Beyond the Rhyme: A Practical Guide to the ‘Sticks and Stones’ Mindset
So, how do we use this outdated-yet-valuable concept today? It’s about evolving the message from “words can’t hurt me” to “I won’t let your words control me.” Here are some actionable strategies.
- Practice Cognitive Reframing: When someone says something hurtful, actively question it. Ask yourself: “Is this person’s opinion credible? Does their statement reflect a truth about me, or a problem within them?” You are separating the words from your identity.
- Teach Kids Emotional Nuance: Instead of just reciting the rhyme, have a real conversation. You can say, “It’s okay that their words hurt your feelings. Let’s talk about why. But remember, their mean words are like a bouncy ball. You can choose to catch it and hold on to the hurt, or you can choose to let it bounce right off you.”
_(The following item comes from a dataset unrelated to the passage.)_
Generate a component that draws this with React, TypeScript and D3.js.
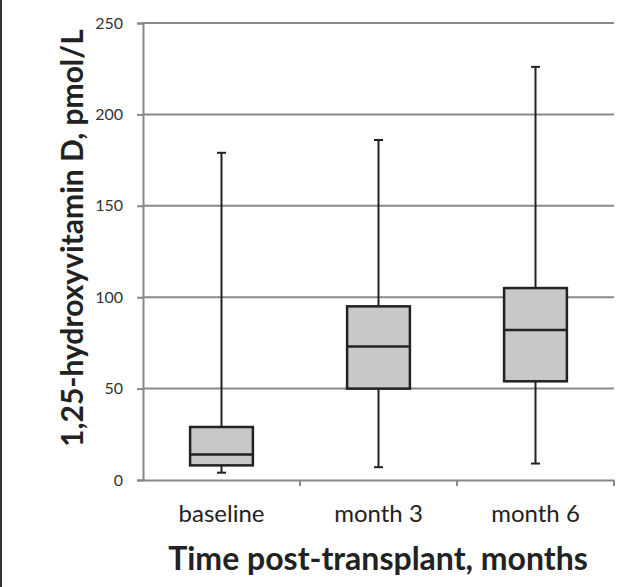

- The Mistake I’ve Made (And You Should Avoid): Early in my career, I used a version of this logic to dismiss a team member’s feelings about harsh feedback. I thought I was encouraging “toughness.” I was wrong. I learned that using this idiom to invalidate someone else’s pain is a form of gaslighting. Its power is for *self-protection*, not for dismissing the feelings of others.
- Apply It to the Digital World: Online, the “sticks and stones” mindset means mastering the block button. It means recognizing that anonymous comments are not a reflection of your worth. It means choosing to log off and connect with the physical world rather than letting digital “words” break your spirit.
Frequently Asked Questions
What is the full ‘sticks and stones’ rhyme?
The most common version is, “Sticks and stones may break my bones, but words will never hurt me.” Sometimes it’s also written as “but names will never hurt me.”
Where did the idiom come from?
Its earliest known appearance in print was in an 1862 issue of The Christian Recorder, where it was presented as an “old adage” to deflect criticism and slander.
Is the ‘sticks and stones’ idiom actually good advice?
It’s mixed. It is good advice for building personal resilience and not giving power to bullies. However, it’s poor advice if taken to mean that words are harmless, as verbal abuse and cyberbullying have very real psychological consequences.
How can I teach this concept to my child effectively?
Acknowledge their feelings first, then empower them. Frame it as a choice: they can’t stop mean words from being said, but they have the superpower to decide how much those words matter inside their own head and heart.